Türkiye’ye gelince milletimiz en az yüz yıldır kalkınma çabası içinde bulunan, yani tarım toplumu olmaktan çıkıp -varlığını sürdürmek için, bir sanayi toplumu olmaya çalışan- kısacası, çağdaşlaşmak/modernleşmek isteyen bir toplumdur. Ancak hiçbir şey niyet etmekle gerçekleşmez. Atatürkçü düşüncenin savunduğu gibi, bu istek tarım toplumuna özgü olan zihniyet ve geleneklerden fedakârlık yapmayı, insanımızın ve öncü rolünü üstlenmesi gereken aydınlarımızın bir düşünüş ve hayat biçimi olarak geçmişi -gerektiği ölçüde- bırakıp bugüne yönelmesini, sanayi toplumlarına özgü olan ideal, metot ve teknikleri iğreti değil bir tutku olarak benimsenmesini, yeni topluma özgü olan kurumsal yapıyı geliştirmesini gerektirir. Ülkemizde “çağdaşlaşan Japonya’da geleneksel kültürün değişmediği” şeklinde yanlış bir inanış vardır. Oysa, Bozkurt Güvenç’in vurguladığı gibi, hızla değişen Japon kültüründe ancak bazı temel ilkeler devamlılığını koruyabilmiştir.
Türkiye’nin çağdaşlaşması Batılılaşması demek değildir. Varlığını sürdürebilmesi için zaman içinde bir sosyal evrim safhasından daha ileri bir safhaya geçme sürecinden ibarettir. Ancak bu geçiş bir yandan Batı’dan teknoloji ithali gerektirirken, bir yandan da kültür değişikliğine yol açacaktır. Ortaya çıkacak olan kültür bunalımı ise, ancak yurt içi bilim, teknoloji ve fikir üretimi ile hafifletilebilir. Ancak bu sayededir ki yeni kültür, bize özgü olan Atatürk’ün ‘millî kültür’ dediği kültür olacaktır.

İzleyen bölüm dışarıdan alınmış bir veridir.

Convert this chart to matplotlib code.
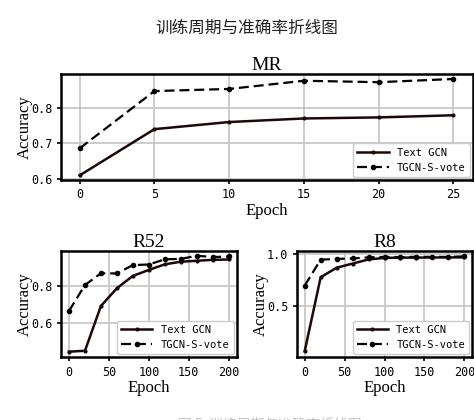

Kanı’mca bu önemli hususlar; modernleşmeye geleneksel değerler adına karşı çıkan, “Batı’nın sadece teknolojisini alalım” şeklindeki görüşlerle, çağdaşlaşmayı Batı’da ne varsa olduğu gibi gelişigüzel aktarmak şeklinde anlayan, ulusal bilim ve teknoloji, fikir ve sanat faaliyetine yer vermeyen görüşlerin ihmal ettikleri gerçeklerdir. İhmalin kaynağı da her iki görüş bakımından, düşünce ve eylemde bilimsel yöntem eksikliğidir. Bu görüş sahipleri Doğu’yu ve Batı’yı taklidi şiddetle reddeden, “Ben manevi miras olarak hiçbir dogma, hiçbir donmuş kural bırakmıyorum. Benim manevi mirasım bilim ve akıldır. Zaman dönüyor, anlayışlar değişiyor. Benden sonra akıl ve bilimin rehberliğini kabul edenler, manevi mirasçılarım olurlar.” diyen Atatürk’ü hiçbir zaman anlamadıkları, onun bu uzlaştırıcı görüşü etrafında kenetlenmedikleri için, kültür bunalımımız da ne yazıktı ki, gereksiz bir şiddetle sürüp gidiyor.
Kaynaklar:
Cihan Dura, “Teknoloji ve Kültür Değişmesi”, Türk Yurdu, Sayı 78, Şubat 1994.
Bozkurt Güvenç, İnsan ve Kültür, Remzi Kitabevi, 1984.